Still, sometime in the 1600s, turkey took a trot up to the former royal favourites — boar and pheasant (swans and even sinuous peacock for their majesties) to head up the table on the great day. It didn’t quite gobble up par position until Victorian times. Thomas Tusser was a farmer and poet, and in 1573 he wrote that turkey was now commonplace fare for the table at Christmas. “Beef, mutton, and pork, shred pies of the best/Pig, veal, goose, and capon, and turkey well drest.”
It was said to be on the table, but whether this expensive, exotic meat was entire, or bought in pieces as gifts by Tudor neighbours and friends is still in dispute. It may well have been enjoyed mixed up in pies with other shredded meats.
Oliver Cromwell was not in favour of a merry Christmas, or a merry anything come to that. Turkey roosted in favour of goose again until the 1700s as an extravagant popish festival of waste and indulgence. Records show that in 1757, turkeys were being shipped into Dublin from Bordeaux — pre-prepared and stuffed with truffles.
Indulgent grandeur, but given the length of that journey and typical delays by weather — no thanks. Interestingly, some food writers have suggested that turkey is “dry” because not only is it naturally lean with little collagen, but we at heart don’t relish it, and therefore don’t drool enough before eating it. Food for thought.
It’s significant that Ebenezer Scrooge didn’t tell the little 19th-century lad in the street to go and fetch the Cratchit family a goose, commonly saved for by Victorian working people in the towns as part of a goose club on birdy lay-away. He told the ragged-trousered boy to fetch a bigger prize — a turkey ( A Christmas Carol, 1843). Some commentators on Dickens’ work have seen this as a grand socio-economic moment.
Here and in Britain, goose was still a vital bird, reared tenderly at home and killed and prepared by the family in rural Ireland.

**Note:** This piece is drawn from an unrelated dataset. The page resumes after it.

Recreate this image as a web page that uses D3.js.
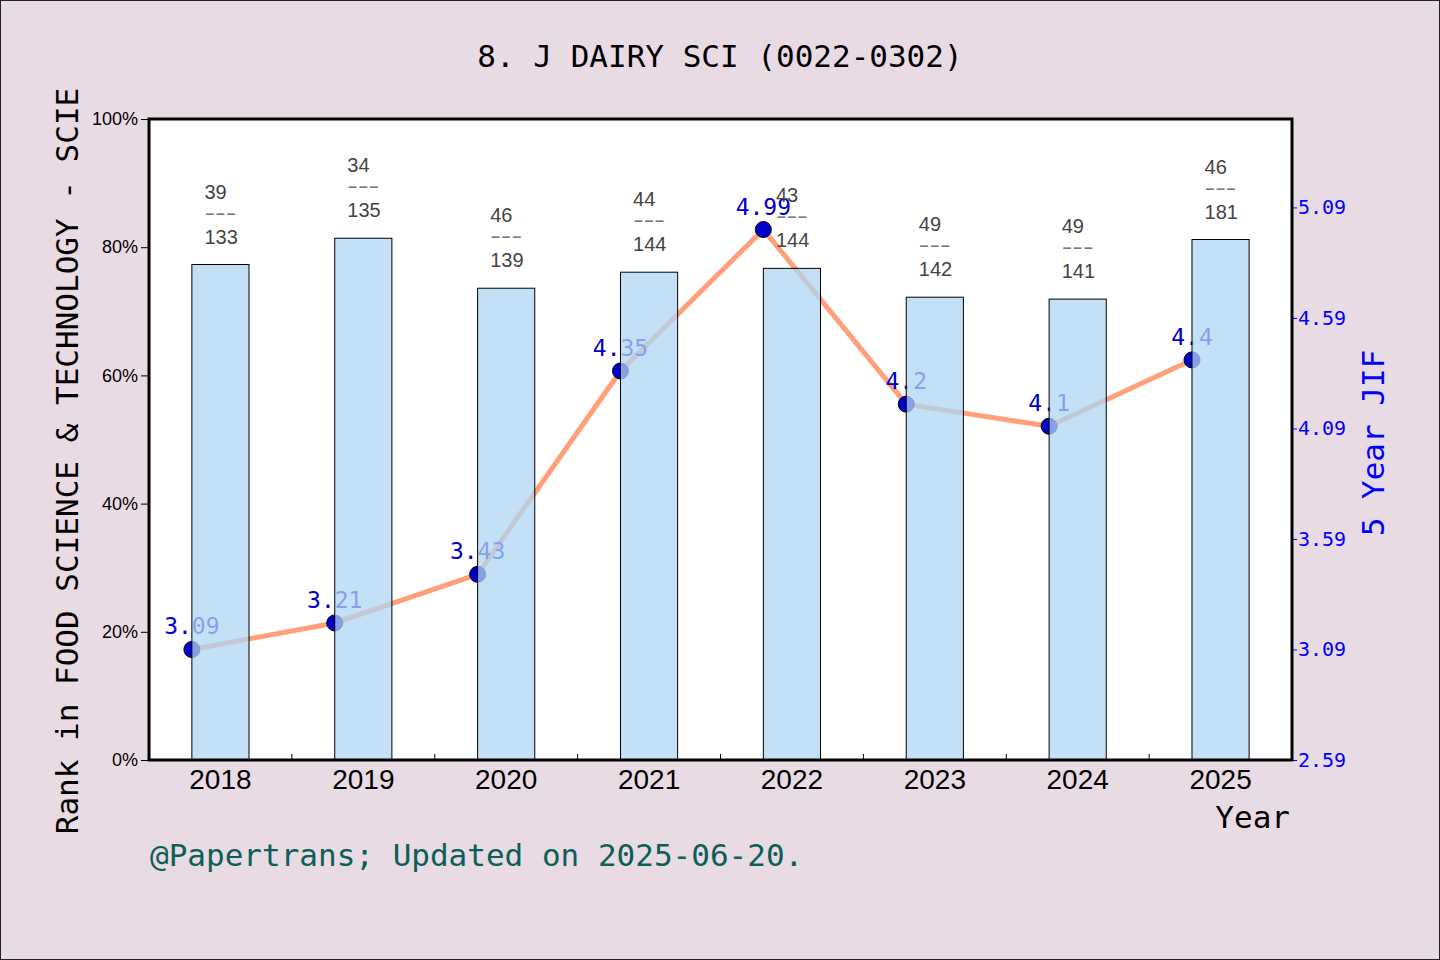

A greasy fowl, it was a lot easier to get right in the vagaries of an old wood or coal-fed range.
One reason turkey may have flown higher by the mid-20th century is that more abundant meat on the carcass — ideal for the Christmas Day when the fast of Christmas Eve was broken, and providing more meals for the following week as the goodies dwindled down.

Norfolk turkey has a legendary place in the turkey tale, and there are delightful photographs of magnificent black-feathered turkeys being driven to the markets of London in the 1930s in individual leather and tar booties to protect their feet from damage during the journey.
“One hundred and fifty thousand turkeys were driven annually from Norfolk and Suffolk down the Ipswich Road to London” ( The Agricultural Revolution in London by Naomi Riches).
Similar poultry parades were commonplace across the United States at Thanksgiving and Christmas time. Can you imagine the excitement, the noise, the horrifying pong?
Passing Aherne’s Organic Farm and watching their bronze turkeys’ (a strain of American wild black turkey) ebbing and flowing over their undulating lands near Midleton is a real joy every autumn, even for a turkey doubter like myself.
Truly free-range birds are allowed to mature for six months. Between farmed and factory birds, some 2m kilograms of turkey will be carved up over Christmas. Oh, alright — I’ll try again.
What about a little baste in butter and saffron, or filling my friend with sausage meat and herbs — 16th-century salves to the grey, chewy penance of a deLongchamps dish. Gobble, gobble — you win, bird.